People Leaving Prison Should Have the Right to Vote
Undemocratic bans keep millions of people from exercising their right to vote, but some states are finally working to right this injustice.This November, millions of people will be denied the right to vote because of a prior felony conviction. If these disenfranchised Americans—an estimated 4 million, according to a 2024 Sentencing Project report—were a state unto themselves, they would be the 29th largest in terms of population and, on average, carry seven Electoral College votes—the same number as Oklahoma and Connecticut and, in some years, enough to decide a presidential election.
Undemocratic bans across the country prevent many people who were once convicted of a crime from exercising their fundamental right to vote. The United States is an outlier globally in this regard; most countries that administer elections rarely or never strip voting rights from someone just because they are found guilty of a crime.
Disenfranchising people who have completed a prison sentence does not build safety
Policies that deny the right to vote after a conviction stand on shaky legal ground. The denial of this basic right is yet another way the collateral consequences of criminal convictions punish people well beyond the completion of their sentences. Moreover, some research suggests that, in communities with widespread disenfranchisement, people who are eligible to vote may also be discouraged from exercising that right. Some people have been arrested for voting when they believed they were eligible, only strengthening the chilling effect.

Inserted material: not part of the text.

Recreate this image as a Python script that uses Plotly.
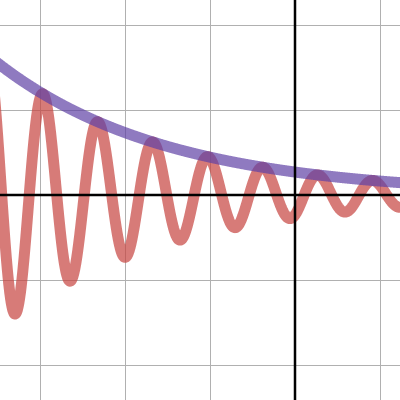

Post-conviction voting restrictions are especially pernicious given what we know about who is criminalized and arrested. Black and Hispanic people make up 62 percent of people held in correctional facilities despite constituting only 32 percent of the population at large. Prior convictions bar 4.5 percent of the adult African American population from the ballot box, compared to just 1.3 percent of non-African American adults. Disenfranchising people convicted of crimes compounds the harms of mass incarceration on Black communities, whose members are criminalized, arrested, and incarcerated at disproportionate rates, diluting their political power. This is by design; these restrictive voting bans have their roots in the Jim Crow era that followed the end of Reconstruction, during which states legalized segregation. Justification for some of these bans in the early 20th century included explicit calls from legislators to establish white supremacy.
The states chipping away at the injustice of voter disenfranchisement
Since 2016, 24 states and the District of Columbia have enacted some reforms that expand voting rights to people with conviction histories. Some of those are limited expansions of rights, while others are wholesale inclusions. For instance, Minnesota Governor (and current vice presidential nominee) Tim Walz signed a statewide law last year that restores voting rights to people who have left prison.
Other states are going even further. In Michigan, where people with felony convictions are already allowed to vote, state lawmakers have moved to automatically register eligible residents to vote upon their release from incarceration. The change, which goes into effect next year, is part of a broader effort to ensure currently and formerly incarcerated people also have essential documents like birth certificates and state IDs. By including voter registration in this push, State Representative and bill sponsor Penelope Tsernoglou hopes to turn theory into practice.
"Michigan actually has a really good rate of voter registration, but we wanted to increase that even more, and the incarcerated population is one of the populations that is least likely to be registered to vote,” Tsernoglou told NPR.
Other states are considering similar legislation. In Maryland, which allows most people convicted of felonies to vote, legislators passed an automatic registration bill in the state’s House of Delegates, but the state Senate failed to vote it into law. The bill would be especially significant because Maryland currently cancels eligible voters’ registration upon conviction; they must manually re-register upon completion of their sentence.
The path forward
State-level reforms are important, but federal legislation could also greatly expand voting rights to millions of Americans currently denied suffrage because of a past conviction. These reforms, at the federal or state level, are common sense: people should not be defined by a past conviction. And the communities harmed the most by mass incarceration are denied their political voice when people convicted of a crime are disenfranchised. Our democracy depends on the full participation of voters from all corners, including those returning from prison.